Es un hecho generalizado que cuanta menos preparación cultural y valores éticos tiene alguien, cuantos más banales son sus intereses, más dinero necesita gastar para divertirse. Nadie les ha enseñado a producir gozos activos y creadores desde dentro. Decía un sabio taoísta que “el error de los hombres vacíos es intentar alegrar su corazón intentando poseer y adquirir cosas, cuando lo que debemos hacer es alegrar la vida con lo que ya tenemos en el corazón”.

¡Qué tremenda decepción produce que, cuando se avecina un cambio de ministros, las cábalas y apuestas sobre quien ocuparán las carteras, los medios se interesan fundamentalmente por la Economía, Interior, Asuntos Exteriores o Justicia…; sobre Educación apenas surgen escasas e indolentes conjeturas! Ese y no otro, es el valor social que se da a la educación. Por experiencia, para ministro de educación vale cualquiera, al punto de que lo fueron Esperanza Aguire, Pilar del Castillo y José Ignacio Wert. Se cuenta del escritor y filósofo rumano, amargado e irónico, Ciorán que, estando en España le quiso recibir el ministro de educación de turno invitándole a cenar. Al terminar y despedirse, con la ironía elegante que le caracterizaba, le recomendó al ministro con sonriente sorna: “¡Bueno, le deseo que no sea usted ministro demasiado tiempo!”.

Hemos entrado en un mundo de la globalización interactuando a distancia (internet) con muchas personas de las que apenas o nada conocemos; sin embargo, con otras personas más cercanas, debido a prejuicios raciales, étnicos, culturales o, económicos nos impedimos dialogar. A los alumnos habría que familiarizarles cuanto antes que el valor del próximo es por lo que es y no por lo que tiene.

En el libro del profesor de la Universidad Pompeu Fabra, Jiménez Asensio “Cómo prevenir la corrupción. integridad y transparencia” se afirma que “en España las instituciones están ayunas de valores”; de ahí que sea imprescindible intentar construir marcos de infraestructuras éticas (los centros educativos lo pueden ser) para que las instituciones públicas puedan trabajar en entornos menos permeables a la corrupción. Ya lo decía el ex presidente de Uruguay José Múgica: “el poder no corrompe a las personas, simplemente las muestra como son”.

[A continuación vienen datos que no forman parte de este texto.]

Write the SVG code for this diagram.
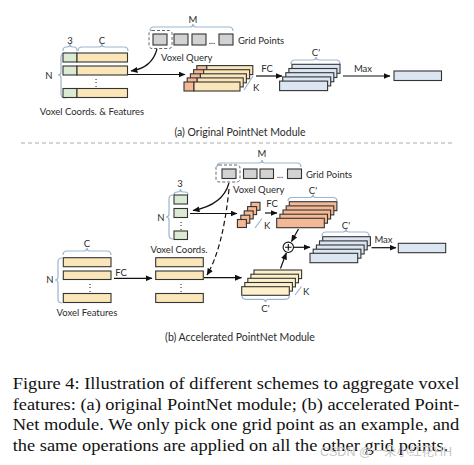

Vivimos saturados de información accesible, abundante, diversa, contradictoria, fragmentaria, sesgada, falsa, frágil y cambiante. La información que rodea la vida de los individuos y a la que acceden fácilmente nuestros alumnos, se produce, se distribuye, se consume y se abandona a una velocidad cada vez más acelerada. El problema no es ya la cantidad de información que nuestros alumnos reciben, sino la calidad de la misma: su capacidad para entenderla, procesarla, seleccionarla, organizarla y transformarla en conocimiento; así como la capacidad de aplicarla a las diferentes situaciones y contextos en virtud de los valores e intenciones de los propios proyectos personales o sociales. Este nuevo escenario social e informativo plantea retos ineludibles a los sistemas educativos, a las escuelas, al currículo, a los procesos de enseñanza y aprendizaje, a los valores y, por supuesto, ¡cómo puede el profesorado educar y enseñar en este enloquecido “maremagnun”!; la dificultad de su quehacer educativo es de tal calado que se hace inevitable y urgente exigirles a los políticos la necesidad de cambiar la mirada, de reinventar la escuela.

¡Cuántas veces he utilizado esta frase de Jacques Delors, el que fue Presidente de la Comisión Europea: “El fracaso de un alumno no se debe, la mayor parte de las veces, a una deficiencia de las leyes ni a su falta de capacidades; la causa más frecuente puede ser que la meta que se le ha propuesto, o no se le ha sabido explicar, o no era la que se ajustaba a sus necesidades o no se le ha sabido motivar”! Esta es la pregunta y la reflexión que nos debemos hacer todos los que nos hemos dedicado a ese hermoso, pero desprestigiado “arte de educar”. Sobre todo, los políticos, a los que hemos confiado la más importante responsabilidad política: la educación y construcción de una democracia digna.

¿Se puede educar en valores en una sociedad que no los practica?